Comprehensive Analysis
Over the analysis period of fiscal years 2020 through 2024, Sanara MedTech Inc. has demonstrated a history of rapid expansion shadowed by a complete lack of profitability. The company’s primary strength has been its exceptional top-line growth. Revenue surged from $15.59 million in FY 2020 to $86.67 million in FY 2024, representing a compound annual growth rate (CAGR) of approximately 53.6%. This indicates strong market adoption of its products. However, this growth has not translated to the bottom line, as Earnings Per Share (EPS) have remained negative throughout the entire period, showing no sign of positive compounding and instead highlighting persistent losses.
The company’s profitability and cash flow history raises significant concerns. While Sanara maintains very high and stable gross margins, often near 90%, its operating and net margins have been deeply negative for five consecutive years. Operating margins improved from -32.3% in 2020 to -6.73% in 2024, but the continuous losses mean the business model has not proven to be self-sustaining. This is further evidenced by its cash flow statements. Both operating and free cash flow have been negative every single year, forcing the company to rely on external funding to cover its cash burn. This contrasts sharply with more established competitors like Integra LifeSciences or Smith & Nephew, which generate substantial and predictable cash flows.

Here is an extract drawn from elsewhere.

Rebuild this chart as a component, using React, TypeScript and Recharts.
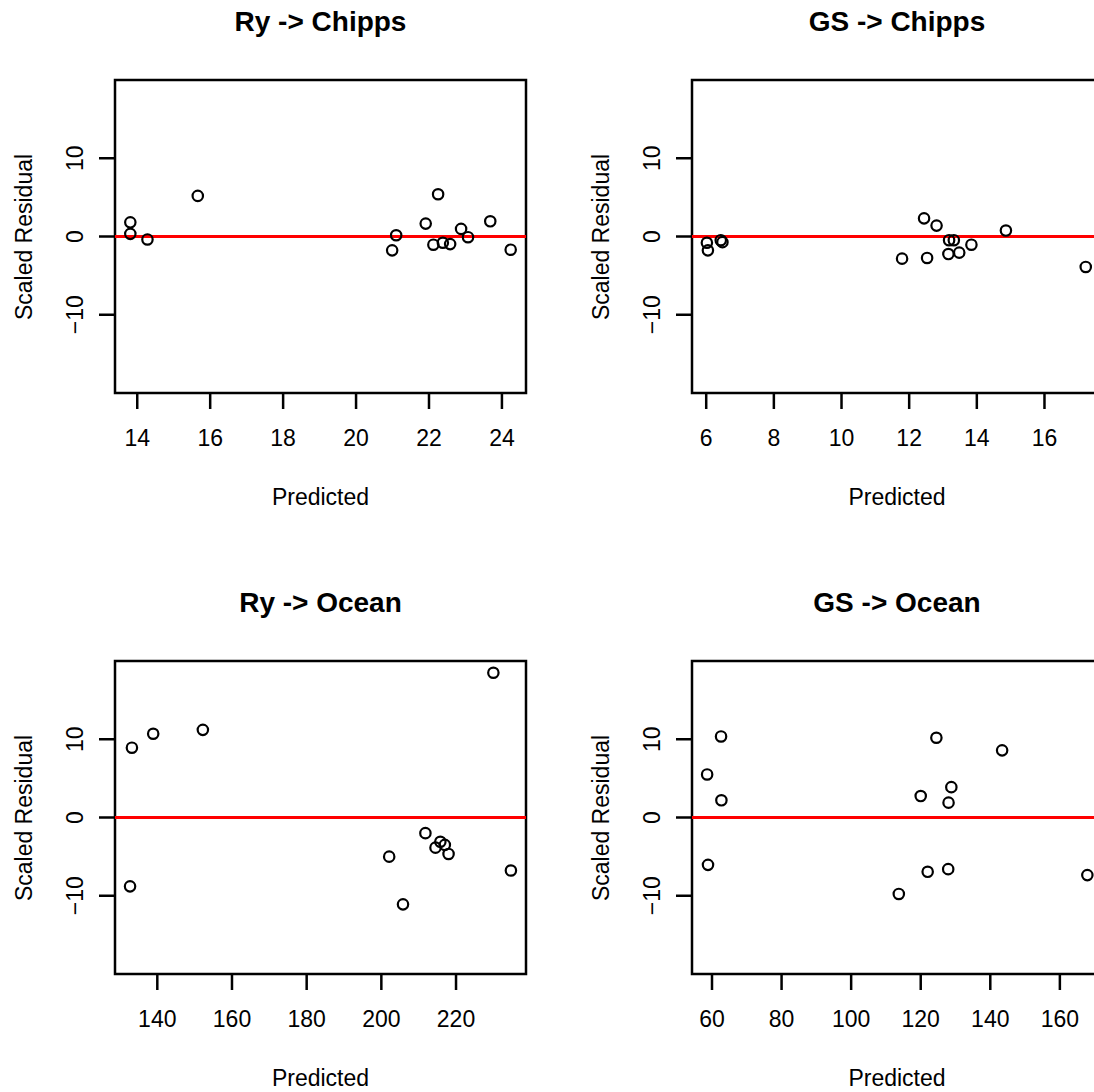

From a shareholder's perspective, Sanara's history involves significant risk and dilution. The company has never paid a dividend or repurchased shares. Instead, it has repeatedly issued new stock to fund its operations and acquisitions, causing the number of outstanding shares to increase substantially from around 6 million in 2020 to nearly 9 million recently. This constant dilution reduces each shareholder's ownership stake. While the stock has likely experienced periods of high returns given the growth story, its high beta of 1.21 and the underlying business risks point to a volatile and speculative performance history.
In conclusion, Sanara MedTech's historical record does not yet support confidence in its ability to execute a profitable and resilient business model. The impressive revenue growth is a clear positive, but it has been achieved through a strategy of burning cash and diluting shareholders. Until the company can demonstrate a clear and sustained path to generating positive earnings and free cash flow, its past performance should be viewed as that of a high-risk venture that has successfully scaled its sales but has not yet built a financially sustainable enterprise.